Palaeontologists found 10 separate nests, each containing clutches of up to 34 eggs measuring 6-7cm.
The fossils are of the prosauropod Massospondylus, a relative of the long-necked sauropods such as Diplodocus.
They suggest that Massospondylus returned to the site repeatedly, laying their eggs in groups in the earliest-known case of "colonial nesting".
The 190-million-year-old finds also included embryonic dinosaur skeletons, and are described in Proceedings of the National Academy of Sciences.
They were found in a 25m stretch of rock in South Africa's Golden Gate Highlands National Park.
The researchers suggest that many more sites remain embedded in the rock, which will be exposed as natural weathering processes continue.
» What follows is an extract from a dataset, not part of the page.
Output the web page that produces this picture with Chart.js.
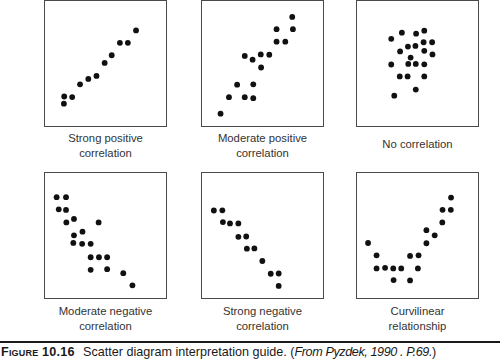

But the current find already vastly extends what is known about dinosaurs in their earliest days on Earth.
"Even though the fossil record of dinosaurs is extensive, we actually have very little fossil information about their reproductive biology, particularly for early dinosaurs," said David Evans, associate curator of vertebrate palaeontology at the Royal Ontario Museum.
"This amazing series of 190-million-year-old nests gives us the first detailed look at dinosaur reproduction early in their evolutionary history, and documents the antiquity of nesting strategies that are only known much later in the dinosaur record."